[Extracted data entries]
** begin **
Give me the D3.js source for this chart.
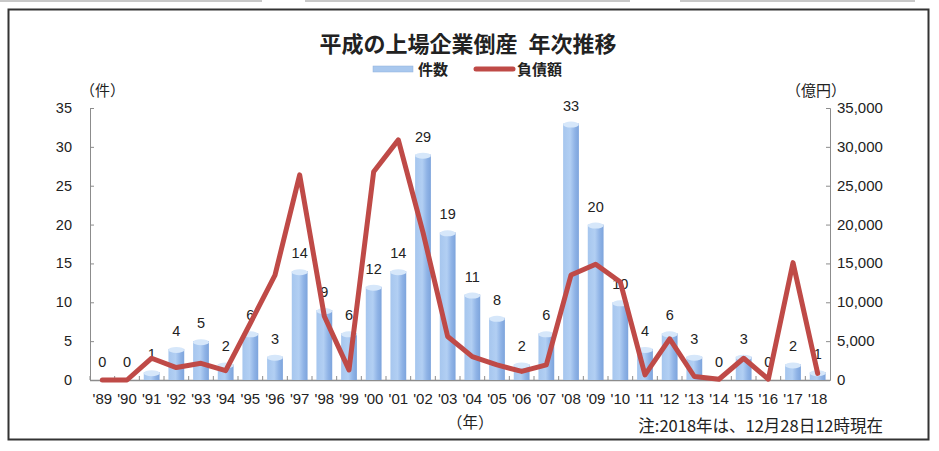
<!DOCTYPE html>
<meta charset="utf-8">
<style>
    body { margin: 0; background: #fff; }
    text { font-family: "Liberation Sans", Arial, sans-serif; fill: #222; }
    .jp { font-family: "Noto Sans CJK JP", sans-serif; }
</style>
<body>
<div id="chart"></div>
<script src="https://d3js.org/d3.v7.min.js"></script>
<script>
    var years = ["'89", "'90", "'91", "'92", "'93", "'94", "'95", "'96", "'97", "'98", "'99",
        "'00", "'01", "'02", "'03", "'04", "'05", "'06", "'07", "'08", "'09", "'10",
        "'11", "'12", "'13", "'14", "'15", "'16", "'17", "'18"];
    // 件数
    var counts = [0, 0, 1, 4, 5, 2, 6, 3, 14, 9, 6, 12, 14, 29, 19, 11, 8, 2, 6, 33, 20, 10,
        4, 6, 3, 0, 3, 0, 2, 1];
    // 負債額 (億円)
    var debt = [0, 0, 2800, 1600, 2150, 1200, 7300, 13500, 26400, 8200, 1300, 26800, 30900,
        19000, 5600, 3000, 1950, 1100, 1950, 13500, 14900, 12600, 650, 5300, 450, 100,
        2800, 100, 15100, 850];
    var leftTicks = [0, 5, 10, 15, 20, 25, 30, 35];
    var rightTicks = [0, 5000, 10000, 15000, 20000, 25000, 30000, 35000];

    var width = 939, height = 451;
    var plot = { left: 90, right: 830, top: 108, bottom: 380 };

    var svg = d3.select("#chart").append("svg")
        .attr("width", width)
        .attr("height", height);

    var defs = svg.append("defs");
    var grad = defs.append("linearGradient").attr("id", "barGrad")
        .attr("x1", "0%").attr("x2", "100%").attr("y1", "0%").attr("y2", "0%");
    grad.append("stop").attr("offset", "0%").attr("stop-color", "#a6c6ee");
    grad.append("stop").attr("offset", "45%").attr("stop-color", "#b2cff3");
    grad.append("stop").attr("offset", "75%").attr("stop-color", "#8fb3e6");
    grad.append("stop").attr("offset", "100%").attr("stop-color", "#7da4dc");

    // page lines above the box
    svg.append("line").attr("x1", 0).attr("x2", 262).attr("y1", 1).attr("y2", 1)
        .attr("stroke", "#c8c8c8").attr("stroke-width", 2);
    svg.append("line").attr("x1", 305).attr("x2", 630).attr("y1", 1).attr("y2", 1)
        .attr("stroke", "#c8c8c8").attr("stroke-width", 2);
    svg.append("line").attr("x1", 680).attr("x2", 915).attr("y1", 1).attr("y2", 1)
        .attr("stroke", "#c8c8c8").attr("stroke-width", 2);

    // outer box
    svg.append("rect")
        .attr("x", 8.5).attr("y", 9.5)
        .attr("width", 920).attr("height", 430)
        .attr("fill", "none")
        .attr("stroke", "#333")
        .attr("stroke-width", 2);

    var x = d3.scaleBand().domain(years).range([plot.left, plot.right]).paddingInner(0.36).paddingOuter(0.18);
    var yL = d3.scaleLinear().domain([0, 35]).range([plot.bottom, plot.top]);
    var yR = d3.scaleLinear().domain([0, 35000]).range([plot.bottom, plot.top]);

    // left axis
    var axL = svg.append("g")
        .attr("transform", "translate(" + plot.left + ",0)")
        .call(d3.axisRight(yL).tickValues(leftTicks).tickSize(4).tickFormat(""));
    axL.selectAll("path, line").attr("stroke", "#8c8c8c");
    svg.selectAll(".ltick").data(leftTicks).enter().append("text")
        .attr("x", 72).attr("y", function (d) { return yL(d) + 5; })
        .attr("text-anchor", "end")
        .style("font-size", "14.5px")
        .text(function (d) { return d; });

    // right axis
    var axR = svg.append("g")
        .attr("transform", "translate(" + plot.right + ",0)")
        .call(d3.axisLeft(yR).tickValues(rightTicks).tickSize(4).tickFormat(""));
    axR.selectAll("path, line").attr("stroke", "#8c8c8c");
    svg.selectAll(".rtick").data(rightTicks).enter().append("text")
        .attr("x", 837).attr("y", function (d) { return yR(d) + 5; })
        .style("font-size", "15px")
        .text(function (d) { return d3.format(",")(d); });

    // bottom axis with ticks between categories
    svg.append("line")
        .attr("x1", plot.left).attr("x2", plot.right)
        .attr("y1", plot.bottom + 0.5).attr("y2", plot.bottom + 0.5)
        .attr("stroke", "#8c8c8c").attr("stroke-width", 1.5);
    var step = x.step();
    svg.selectAll(".xtick").data(years).enter().append("line")
        .attr("x1", function (d) { return x(d) - (step - x.bandwidth()) / 2; })
        .attr("x2", function (d) { return x(d) - (step - x.bandwidth()) / 2; })
        .attr("y1", plot.bottom).attr("y2", plot.bottom - 4)
        .attr("stroke", "#8c8c8c");
    svg.selectAll(".xlabel").data(years).enter().append("text")
        .attr("x", function (d) { return x(d) + x.bandwidth() / 2; })
        .attr("y", 404)
        .attr("text-anchor", "middle")
        .style("font-size", "15px")
        .text(function (d) { return d; });

    // bars
    var bars = svg.selectAll(".bar").data(counts).enter().append("g");
    bars.append("rect")
        .attr("x", function (d, i) { return x(years[i]); })
        .attr("y", function (d) { return yL(d); })
        .attr("width", x.bandwidth())
        .attr("height", function (d) { return plot.bottom - yL(d); })
        .attr("fill", "url(#barGrad)");
    bars.each(function (d, i) {
        if (d > 0) {
            d3.select(this).append("ellipse")
                .attr("cx", x(years[i]) + x.bandwidth() / 2)
                .attr("cy", yL(d) + 1)
                .attr("rx", x.bandwidth() / 2)
                .attr("ry", 3)
                .attr("fill", "#d6e7fa");
        }
    });

    // data labels
    svg.selectAll(".vlabel").data(counts).enter().append("text")
        .attr("x", function (d, i) { return x(years[i]) + x.bandwidth() / 2; })
        .attr("y", function (d) { return yL(d) - 13; })
        .attr("text-anchor", "middle")
        .style("font-size", "14.5px")
        .text(function (d) { return d; });

    // debt line
    var line = d3.line()
        .x(function (d, i) { return x(years[i]) + x.bandwidth() / 2; })
        .y(function (d) { return yR(d); });
    svg.append("path")
        .datum(debt)
        .attr("d", line)
        .attr("fill", "none")
        .attr("stroke", "#bf4a47")
        .attr("stroke-width", 5)
        .attr("stroke-linejoin", "round")
        .attr("stroke-linecap", "round");

    // title
    svg.append("text").attr("class", "jp")
        .attr("x", 468).attr("y", 52)
        .attr("text-anchor", "middle")
        .style("font-size", "22px").style("font-weight", "bold")
        .attr("xml:space", "preserve")
        .text("平成の上場企業倒産\u2002年次推移");

    // legend
    svg.append("rect")
        .attr("x", 373).attr("y", 66).attr("width", 40).attr("height", 6)
        .attr("fill", "#a9c8ee").attr("stroke", "#8fb0dc").attr("stroke-width", 0.5);
    svg.append("text").attr("class", "jp")
        .attr("x", 418).attr("y", 75)
        .style("font-size", "15px").style("font-weight", "bold")
        .text("件数");
    svg.append("line")
        .attr("x1", 476).attr("x2", 513).attr("y1", 69).attr("y2", 69)
        .attr("stroke", "#bf4a47").attr("stroke-width", 5).attr("stroke-linecap", "round");
    svg.append("text").attr("class", "jp")
        .attr("x", 517).attr("y", 75)
        .style("font-size", "15px").style("font-weight", "bold")
        .text("負債額");

    // axis units
    svg.append("text").attr("class", "jp")
        .attr("x", 80).attr("y", 96)
        .style("font-size", "15px")
        .text("（件）");
    svg.append("text").attr("class", "jp")
        .attr("x", 786).attr("y", 96)
        .style("font-size", "15px")
        .text("（億円）");
    svg.append("text").attr("class", "jp")
        .attr("x", 447).attr("y", 428)
        .style("font-size", "15.5px")
        .text("（年）");

    // note
    svg.append("text").attr("class", "jp")
        .attr("x", 883).attr("y", 432)
        .attr("text-anchor", "end")
        .style("font-size", "16.5px")
        .text("注:2018年は、12月28日12時現在");
</script>
</body>
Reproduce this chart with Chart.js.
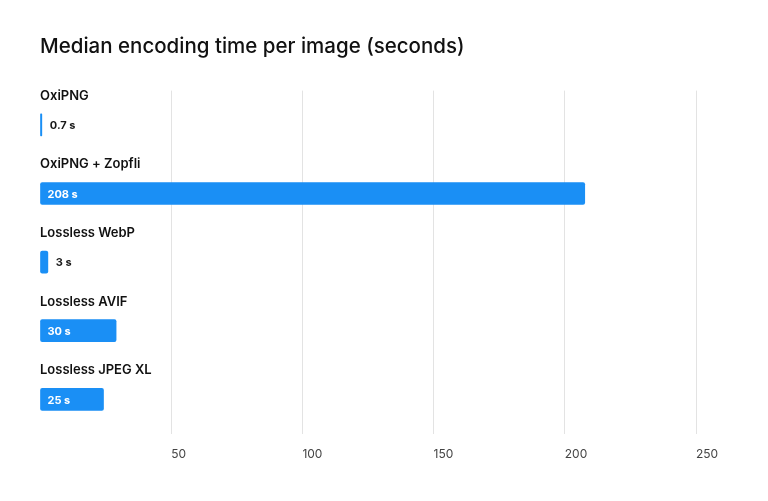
<!DOCTYPE html>
<html>
<head>
<meta charset="utf-8">
<script src="https://cdn.jsdelivr.net/npm/chart.js@4"></script>
<style>
  html, body { margin: 0; padding: 0; background: #fff; }
  #wrap { width: 768px; height: 501px; }
</style>
</head>
<body>
<div id="wrap"><canvas id="encChart"></canvas></div>
<script>
const encoders = ["OxiPNG", "OxiPNG + Zopfli", "Lossless WebP", "Lossless AVIF", "Lossless JPEG XL"];
const medianSeconds = [0.7, 207.6, 3, 29, 24.2];
const valueLabels = ["0.7 s", "208 s", "3 s", "30 s", "25 s"];
const xTicks = [50, 100, 150, 200, 250];

const barBlue = '#1a8ff5';

// value label inside the bar when it fits, otherwise just after its end
const barValueLabels = {
  id: 'barValueLabels',
  afterDatasetsDraw(chart) {
    const ctx = chart.ctx;
    const meta = chart.getDatasetMeta(0);
    ctx.save();
    ctx.font = '700 11px Inter';
    ctx.textBaseline = 'middle';
    ctx.textAlign = 'left';
    meta.data.forEach((bar, i) => {
      const text = valueLabels[i];
      const w = ctx.measureText(text).width;
      const barLen = bar.x - bar.base;
      if (w + 16 < barLen) {
        ctx.fillStyle = '#ffffff';
        ctx.fillText(text, bar.base + 7, bar.y + 1);
      } else {
        ctx.fillStyle = '#1a1a1a';
        ctx.fillText(text, bar.x + 8, bar.y + 1);
      }
    });
    ctx.restore();
  }
};

const ctx = document.getElementById('encChart').getContext('2d');
new Chart(ctx, {
  type: 'bar',
  data: {
    labels: encoders,
    datasets: [{
      data: medianSeconds,
      backgroundColor: barBlue,
      borderRadius: 2,
      borderSkipped: false,
      barThickness: 22
    }]
  },
  options: {
    indexAxis: 'y',
    responsive: true,
    maintainAspectRatio: false,
    animation: false,
    layout: {
      padding: { left: 40, right: 72, top: 0, bottom: 25 }
    },
    plugins: {
      legend: { display: false },
      tooltip: { enabled: false },
      title: {
        display: true,
        text: 'Median encoding time per image (seconds)',
        align: 'start',
        color: '#111111',
        font: { family: 'Inter', size: 20.5, weight: '500' },
        padding: { top: 35, bottom: 31 }
      }
    },
    scales: {
      x: {
        min: 0,
        max: 250,
        afterBuildTicks(scale) {
          scale.ticks = [0].concat(xTicks).map(v => ({ value: v }));
        },
        border: { display: false },
        grid: {
          color: ctx => ctx.tick && ctx.tick.value === 0 ? 'rgba(0,0,0,0)' : '#e3e3e3',
          lineWidth: 1,
          drawTicks: false
        },
        ticks: {
          align: 'start',
          padding: 14,
          color: '#444444',
          font: { family: 'Inter', size: 12 },
          callback: v => v === 0 ? '' : v
        }
      },
      y: {
        border: { display: false },
        grid: { display: false, drawTicks: false },
        ticks: {
          mirror: true,
          padding: 0,
          labelOffset: -29,
          color: '#111111',
          font: { family: 'Inter', size: 13, weight: '600' }
        }
      }
    }
  },
  plugins: [barValueLabels]
});
</script>
</body>
</html>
** end **
Write out exactly the lines between the start of the data and the line with "108, bottom: 380", including both, but none of the pictures.

[Correct response]
Give me the D3.js source for this chart.
<!DOCTYPE html>
<meta charset="utf-8">
<style>
    body { margin: 0; background: #fff; }
    text { font-family: "Liberation Sans", Arial, sans-serif; fill: #222; }
    .jp { font-family: "Noto Sans CJK JP", sans-serif; }
</style>
<body>
<div id="chart"></div>
<script src="https://d3js.org/d3.v7.min.js"></script>
<script>
    var years = ["'89", "'90", "'91", "'92", "'93", "'94", "'95", "'96", "'97", "'98", "'99",
        "'00", "'01", "'02", "'03", "'04", "'05", "'06", "'07", "'08", "'09", "'10",
        "'11", "'12", "'13", "'14", "'15", "'16", "'17", "'18"];
    // 件数
    var counts = [0, 0, 1, 4, 5, 2, 6, 3, 14, 9, 6, 12, 14, 29, 19, 11, 8, 2, 6, 33, 20, 10,
        4, 6, 3, 0, 3, 0, 2, 1];
    // 負債額 (億円)
    var debt = [0, 0, 2800, 1600, 2150, 1200, 7300, 13500, 26400, 8200, 1300, 26800, 30900,
        19000, 5600, 3000, 1950, 1100, 1950, 13500, 14900, 12600, 650, 5300, 450, 100,
        2800, 100, 15100, 850];
    var leftTicks = [0, 5, 10, 15, 20, 25, 30, 35];
    var rightTicks = [0, 5000, 10000, 15000, 20000, 25000, 30000, 35000];

    var width = 939, height = 451;
    var plot = { left: 90, right: 830, top: 108, bottom: 380 };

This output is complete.